Come accennavo prima, l’altro enigma di questa storia è la conversione di Edgardo. Da bambino si converte al cattolicesimo (giovanissimo e impressionabile, così afferma la narrativa prevalente, lo fece per sopravvivere: oggi la chiameremmo “sindrome di Stoccalma”), rimanendo fedele al secondo padre, Il Papa, nella persona di Pio IX, per tutta la sua vita.

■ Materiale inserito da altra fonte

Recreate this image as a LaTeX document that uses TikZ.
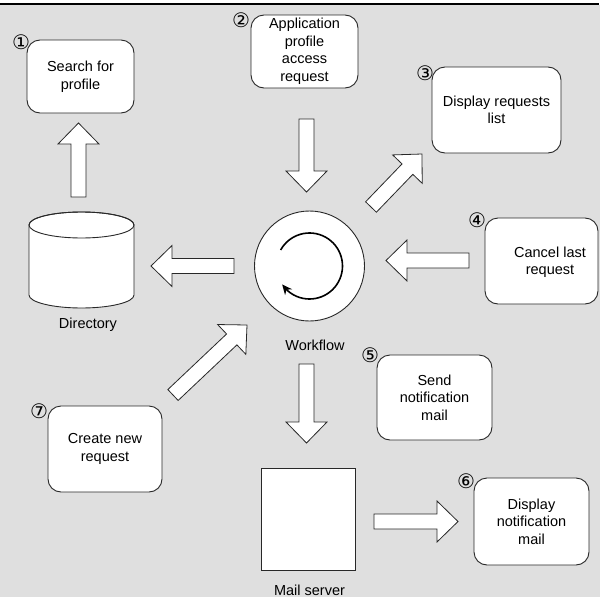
\documentclass[tikz,border=0pt]{standalone}
\usepackage{fontspec}
\setmainfont{Liberation Sans}
\newfontfamily\circfont{DejaVu Sans}
\usetikzlibrary{calc,arrows.meta,bending}
\definecolor{bggray}{RGB}{223,223,223}
\definecolor{edge}{RGB}{40,40,40}
\tikzset{
  box/.style={draw=edge, fill=white, line width=0.9pt, rounded corners=13pt,
    align=center, inner sep=0pt, outer sep=0pt,
    font=\fontsize{14.5pt}{17.5pt}\selectfont},
  txt/.style={align=center, inner sep=0pt, font=\fontsize{14.5pt}{17.5pt}\selectfont},
  num/.style={inner sep=0pt, font=\circfont\fontsize{20pt}{20pt}\selectfont},
  fat/.style={draw=edge, fill=white, line width=0.8pt, line join=miter,
    to path={
      -- ($(\tikztostart)!7.5pt!90:(\tikztotarget)$)
      -- ($(\tikztotarget)!21pt!(\tikztostart)!7.5pt!90:(\tikztotarget)$)
      -- ($(\tikztotarget)!21pt!(\tikztostart)!20.5pt!90:(\tikztotarget)$)
      -- (\tikztotarget)
      -- ($(\tikztotarget)!21pt!(\tikztostart)!20.5pt!-90:(\tikztotarget)$)
      -- ($(\tikztotarget)!21pt!(\tikztostart)!7.5pt!-90:(\tikztotarget)$)
      -- ($(\tikztostart)!7.5pt!-90:(\tikztotarget)$)
      -- cycle}}
}
\begin{document}
\begin{tikzpicture}[x=1pt,y=-1pt]
\useasboundingbox (0,0) rectangle (600,597);
% background
\fill[white] (0,0) rectangle (600,597);
\fill[bggray] (0,4.7) rectangle (600,597);
\fill[black] (0,2.7) rectangle (599,4.7);

% boxes
\node[box, minimum width=107pt, minimum height=73pt] (b1) at (80.5,76.5) {Search for\\profile};
\node[box, minimum width=107pt, minimum height=73pt] (b2) at (304.5,51.5) {Application\\profile\\access\\request};
\node[box, minimum width=129pt, minimum height=86pt] (b3) at (496.5,110) {Display requests\\list};
\node[box, minimum width=113pt, minimum height=86pt] (b4) at (541.5,261) {};
\node[txt] (t4) at (550,262) {Cancel last\\request};
\node[box, minimum width=115pt, minimum height=85pt] (b5) at (434.5,397.5) {Send\\notification\\mail};
\node[box, minimum width=115pt, minimum height=87pt] (b6) at (531.5,521.5) {Display\\notification\\mail};
\node[box, minimum width=114pt, minimum height=86pt] (b7) at (105,449) {Create new\\request};

% circled numbers
\node[num] (n1) at (21,42) {①};
\node[num] (n2) at (241,20) {②};
\node[num] (n3) at (425,73) {③};
\node[num] (n4) at (477,220) {④};
\node[num] (n5) at (370,355) {⑤};
\node[num] (n6) at (466,481) {⑥};
\node[num] (n7) at (39,411) {⑦};

% directory cylinder
\draw[draw=edge, fill=white, line width=0.9pt]
  (29,225) -- (29,295) arc[start angle=180, end angle=360, x radius=52.5pt, y radius=13pt]
  -- (134,225) arc[start angle=0, end angle=180, x radius=52.5pt, y radius=13pt] -- cycle;
\draw[draw=edge, line width=0.9pt] (81.5,225) ellipse [x radius=52.5pt, y radius=13pt];
\node[txt] (ldir) at (88,325) {Directory};

% workflow
\node[circle, draw=edge, fill=white, line width=0.9pt, minimum size=110pt, inner sep=0pt] (wf) at (309.5,266) {};
\draw[line width=1.6pt, -{Stealth[length=10pt,width=9pt]}]
  ([shift={(151:33pt)}]wf.center) arc[start angle=151, end angle=-146, radius=33pt];
\node[txt] (lwf) at (315,345) {Workflow};

% mail server
\node[draw=edge, fill=white, line width=0.9pt, minimum width=94pt, minimum height=102pt, inner sep=0pt] (mail) at (308,519) {};
\node[txt] (lmail) at (309.5,590) {Mail server};

% arrow end points
\coordinate (a1s) at (78.5,197);  \coordinate (a1e) at (78.5,123);
\coordinate (a2s) at (306.5,119); \coordinate (a2e) at (306.5,192);
\coordinate (a3s) at (371,207);   \coordinate (a3e) at (422,154);
\coordinate (a4s) at (469,260.5); \coordinate (a4e) at (386,260.5);
\coordinate (a5s) at (234,266);   \coordinate (a5e) at (151,266);
\coordinate (a6s) at (306.5,364); \coordinate (a6e) at (306.5,443);
\coordinate (a7s) at (374,521.5); \coordinate (a7e) at (458,521.5);
\coordinate (a8s) at (173,395);   \coordinate (a8e) at (247,325);

\draw[fat] (a1s) to (a1e);
\draw[fat] (a2s) to (a2e);
\draw[fat] (a3s) to (a3e);
\draw[fat] (a4s) to (a4e);
\draw[fat] (a5s) to (a5e);
\draw[fat] (a6s) to (a6e);
\draw[fat] (a7s) to (a7e);
\draw[fat] (a8s) to (a8e);
\end{tikzpicture}
\end{document}
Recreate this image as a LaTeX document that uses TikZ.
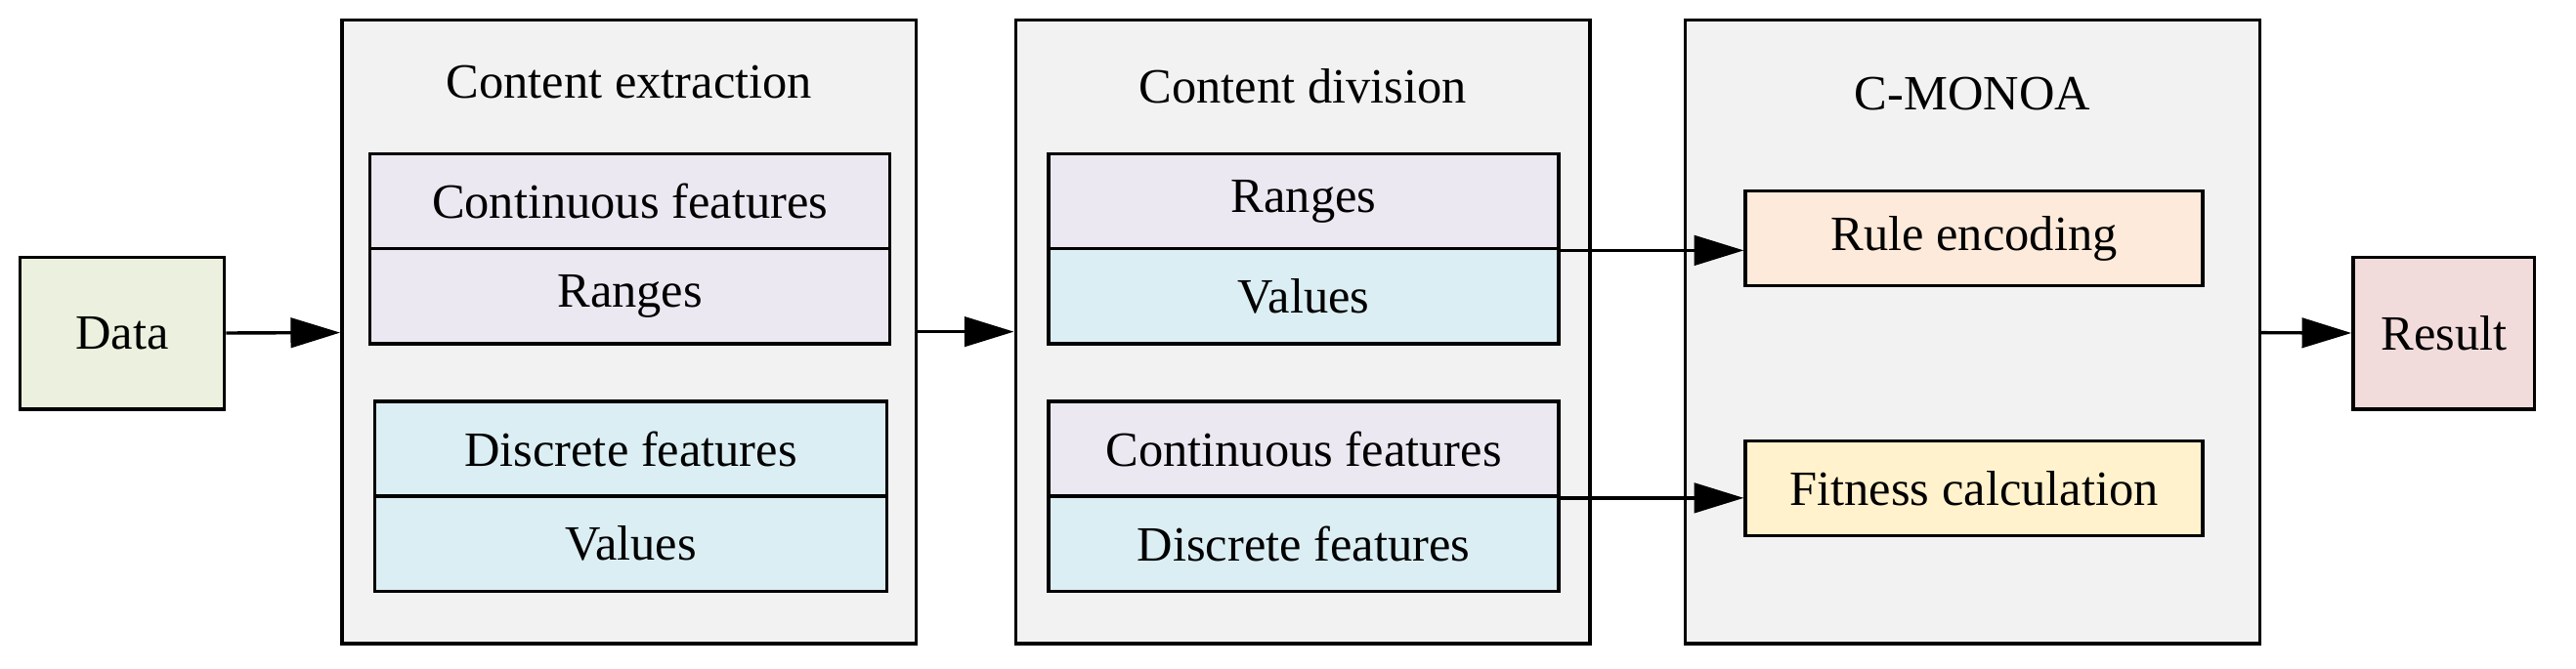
\documentclass[tikz,border=0pt]{standalone}
\usepackage{fontspec}
\setmainfont{Liberation Serif}
\usetikzlibrary{arrows.meta}
\definecolor{datafill}{HTML}{EBF1DE}
\definecolor{panelfill}{HTML}{F2F2F2}
\definecolor{contfill}{HTML}{EBE8F1}
\definecolor{discfill}{HTML}{DBEEF3}
\definecolor{rulefill}{HTML}{FDEADA}
\definecolor{fitfill}{HTML}{FFF2CC}
\definecolor{resfill}{HTML}{F2DCDB}
\begin{document}
\begin{tikzpicture}[x=0.02cm, y=-0.02cm,
    font=\fontsize{17}{20}\selectfont,
    every node/.style={line width=0.04cm, inner sep=0pt},
    panel/.style={draw, fill=panelfill, minimum width=6.96cm, minimum height=7.56cm},
    cell/.style={draw, minimum height=1.15cm},
    arr/.style={line width=0.04cm, -{Triangle[length=0.6cm, width=0.36cm]}}]
    \useasboundingbox (0,0) rectangle (1560,405);

    % Input
    \node[draw, fill=datafill, minimum width=2.48cm, minimum height=1.84cm] (data) at (74,202) {Data};

    % Content extraction
    \node[panel] (extr) at (381,201) {};
    \node (extrtitle) at (381,50) {Content extraction};
    \node[cell, fill=contfill, minimum width=6.3cm] (ecf) at (381.5,122) {Continuous features};
    \node[cell, fill=contfill, minimum width=6.3cm] (erng) at (381.5,179.5) {Ranges};
    \node[cell, fill=discfill, minimum width=6.2cm] (edf) at (382,272) {Discrete features};
    \node[cell, fill=discfill, minimum width=6.2cm] (eval) at (382,329.5) {Values};

    % Content division
    \node[panel] (divi) at (789,201) {};
    \node (dividtitle) at (789,52) {Content division};
    \node[cell, fill=contfill, minimum width=6.18cm] (drng) at (789.5,122) {Ranges};
    \node[cell, fill=discfill, minimum width=6.18cm] (dval) at (789.5,179.5) {Values};
    \node[cell, fill=contfill, minimum width=6.18cm] (dcf) at (789.5,272) {Continuous features};
    \node[cell, fill=discfill, minimum width=6.18cm] (ddf) at (789.5,329.5) {Discrete features};

    % C-MONOA
    \node[panel] (mono) at (1194.5,201) {};
    \node (monotitle) at (1194.5,57) {C-MONOA};
    \node[cell, fill=rulefill, minimum width=5.54cm] (rule) at (1195.5,144.5) {Rule encoding};
    \node[cell, fill=fitfill, minimum width=5.54cm] (fit) at (1195.5,296) {Fitness calculation};

    % Output
    \node[draw, fill=resfill, minimum width=2.2cm, minimum height=1.84cm] (res) at (1480,202) {Result};

    % Arrows
    \draw[arr] (data) -- (extr);
    \draw[arr] (extr) -- (divi);
    \draw[arr] (drng.south east) -- (drng.south east -| rule.west);
    \draw[arr] (dcf.south east) -- (dcf.south east -| fit.west);
    \draw[arr] (mono) -- (res);
\end{tikzpicture}
\end{document}
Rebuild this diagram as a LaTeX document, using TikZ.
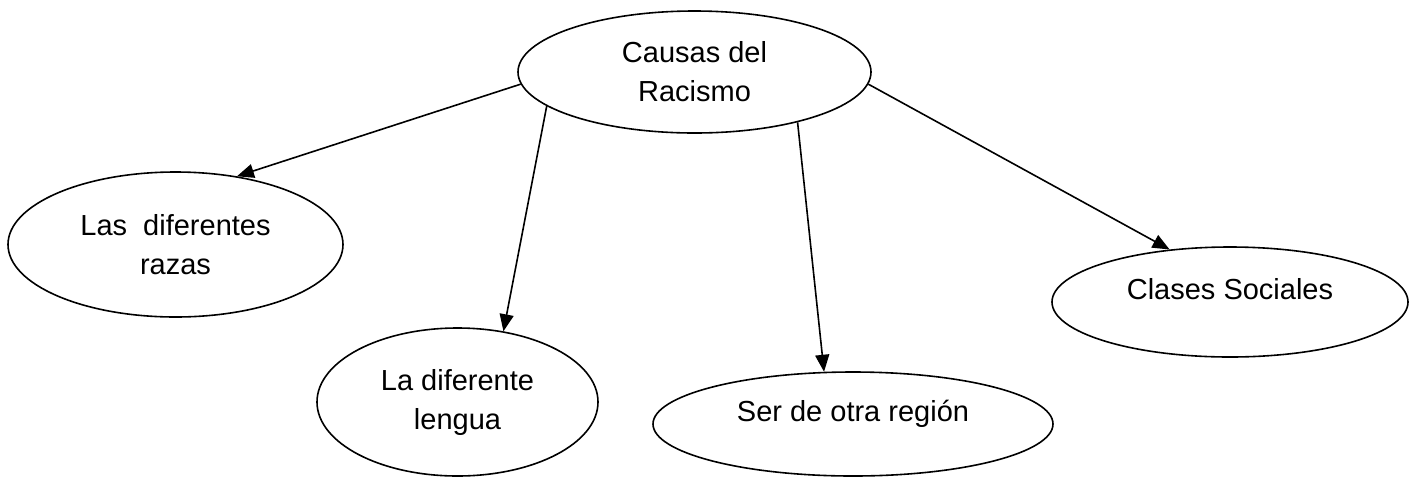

Ora, non voglio cercare una “via di mezzo” ma la conversione di Edgardo, così assoluta e apparentemente senza il minimo dubbio, rende sicuramente il personaggio ancora più interessante… E ci introduce in mondi che per noi non esistono ma che sono molto reali per così tante persone... Possiamo osservare oggettivamente il “fenomeno” o, con amore ed empatia, provare semplicemente a ritrarre un bambino la cui anima è stata violata e che, da adulto, rimane fedele a coloro che lo hanno violato perché crede che siano i suoi salvatori. Alla fine, emerge un personaggio che sfida ogni spiegazione razionale. Questo è un film, non un’opera di storia o di filosofia e nemmeno una contesa ideologica”.